For about 3½ hours Wednesday, Melanie Ford had the satisfaction of knowing she worked hard enough to move from the ranks of the politically unknown to capturing enough votes to become St. Louis County attorney.
Then a 500-vote error was discovered that put St. Louis County Attorney Alan Mitchell ahead of Ford, 39,951 to 39,818.
The drama continued Thursday when two more vote-recording mistakes were found. They benefited Ford, but not enough to knock Mitchell out of the lead.
With unofficial results filed with the Minnesota Secretary of State's office, Mitchell's apparent win hangs by the slimmest 53-vote thread.
This would be his eighth four-year term in office.
On Thursday Ford picked up 60 votes misread from a spreadsheet of Hibbing totals. The current 53-vote difference is out of more than 80,000 votes cast in the race, including 250 write-ins.
That means Mitchell apparently got 49.88 percent of the vote and Ford 49.81 percent.
Ford said "an emotional roller coaster ride" would be a good way to describe her feelings the past couple of days.
"I went from longshot to here we don't know who our next county attorney is going to be; I have to be proud of that fact," Ford said.
If the final official vote margin is less than half of 1 percent -- as it now appears it will be -- Ford would be able to ask the county auditor to recount the votes.
That's a decision she said she hadn't yet made Thursday.
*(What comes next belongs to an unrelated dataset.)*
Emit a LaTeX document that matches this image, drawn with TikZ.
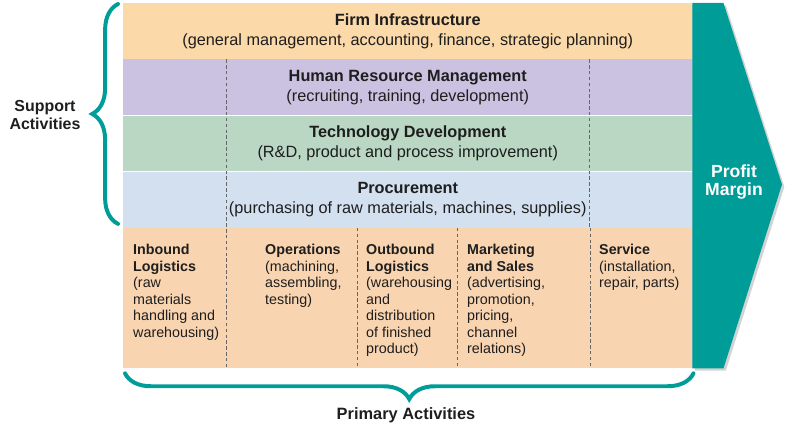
\documentclass[tikz,border=0pt]{standalone}
\usepackage{fontspec}
\setmainfont{Liberation Sans}
\usepackage{tikz}
\usetikzlibrary{positioning,calc,shadows,decorations.pathreplacing}
\definecolor{firmcol}{HTML}{FBD9A9}
\definecolor{hrmcol}{HTML}{CAC2E0}
\definecolor{techcol}{HTML}{B9D7C2}
\definecolor{proccol}{HTML}{D3E0F0}
\definecolor{primcol}{HTML}{F9D4B0}
\definecolor{tealcol}{HTML}{009C98}
\definecolor{textcol}{HTML}{1E1E1E}

\begin{document}
\begin{tikzpicture}[x=0.03cm, y=-0.03cm,
  every node/.style={font=\fontsize{12.2}{14.1}\selectfont, inner sep=0pt, text=textcol},
  band/.style={rectangle, minimum width=17.07cm, minimum height=1.6725cm, align=center, font=\fontsize{13.9}{16}\selectfont},
  col/.style={anchor=north west, align=left},
  divider/.style={gray!80!black, line width=0.5pt, dash pattern=on 3pt off 2pt},
  curly/.style={tealcol, line width=3.4pt, line cap=round, decorate}]
		\useasboundingbox (0,0) rectangle (800,428);
		
		\fill[white, drop shadow={shadow xshift=2pt, shadow yshift=-2pt, opacity=.35}] (123,3) rectangle (692,366);
		
		\node[band, fill=firmcol, anchor=north west] (s1) at (123,3) {\textbf{Firm Infrastructure}\\[1pt](general management, accounting, finance, strategic planning)};
		
		\node[band, fill=hrmcol, below =0pt of s1] (s2) {\textbf{Human Resource Management}\\[1pt](recruiting, training, development)};
		
		\node[band, fill=techcol, below =0pt of s2] (s3) {\textbf{Technology Development}\\[1pt](R\&D, product and process improvement)};
		
		\node[band, fill=proccol, below =0pt of s3] (s4) {\textbf{Procurement}\\[1pt](purchasing of raw materials, machines, supplies)};
		
		\node[band, fill=primcol, minimum height=4.2cm, below =0pt of s4] (p0) {};
		
		% dashed dividers
		\draw[divider] (226,0 |- s2.north) -- (226,0 |- p0.south);
		\draw[divider] (589,0 |- s2.north) -- (589,0 |- s4.south);
		\draw[divider] (357,0 |- p0.north) -- (357,0 |- p0.south);
		\draw[divider] (457,0 |- p0.north) -- (457,0 |- p0.south);
		\draw[divider] (590,0 |- p0.north) -- (590,0 |- p0.south);
		
		\node[col] (p1) at (133,244) {\textbf{Inbound}\\\textbf{Logistics}\\(raw\\materials\\handling and\\warehousing)};
		\node[col] (p2) at (265,244) {\textbf{Operations}\\(machining,\\assembling,\\testing)};
		\node[col] (p3) at (366,244) {\textbf{Outbound}\\\textbf{Logistics}\\(warehousing\\and\\distribution\\of finished\\product)};
		\node[col] (p4) at (467,244) {\textbf{Marketing}\\\textbf{and Sales}\\(advertising,\\promotion,\\pricing,\\channel\\relations)};
		\node[col] (p5) at (599,244) {\textbf{Service}\\(installation,\\repair, parts)};
		
		\fill[tealcol, drop shadow={shadow xshift=2pt, shadow yshift=-2pt, opacity=.35}] (s1.north east) -- ++(31,0) -- (782,184.5) -- ($(p0.south east)+(31,0)$) -- (p0.south east) -- cycle;
		\node[align=center, text=white, font=\fontsize{15}{15.4}\selectfont] (pm) at (734,182) {\textbf{Profit}\\\textbf{Margin}};
		
		\draw[curly, decoration={brace, amplitude=22pt}] ($(s4.south west)+(-5,-4)$) -- ($(s1.north west)+(-5,1)$);
		\node[align=center, font=\fontsize{13.6}{15.4}\selectfont] (sa) at (45,115) {\textbf{Support}\\\textbf{Activities}};
		
		\draw[curly, decoration={brace, mirror, amplitude=22pt}] ($(p0.south west)+(2,5)$) -- ($(p0.south east)+(1,5)$);
		\node[font=\fontsize{14}{16}\selectfont] (pa) at (406,415) {\textbf{Primary Activities}};
		
		\end{tikzpicture}
\end{document}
However, she said she's heard from countless supporters who are encouraging her to do so.
"They say that I ran a great campaign and they're very proud of having supported me," she said.
Ford thought that she had won the race about 10:30 a.m. Wednesday when the Secretary of State's Web site showed her as the unofficial winner with 100 percent of St. Louis County precincts reporting.
But Ford learned about the new vote totals when a News Tribune reporter called shortly before 2:30 p.m.
"I knew it was going to be a close race -- too close to call -- but I didn't have an inkling it was going to go on several days after the election," Ford said.
Paul Tynjala, St. Louis County director of elections, said his staff triple-checked vote totals. The canvassing board will meet Monday to adopt the final results. The board is made up of County Auditor Don Dicklich, St. Louis County Court Administrator Cindy Stratioti, Duluth Mayor Herb Bergson and St. Louis County Commissioners Bill Kron and Steve O'Neill.
Tynjala said that if Ford requests a recount it would take about four days to hand-count the ballots.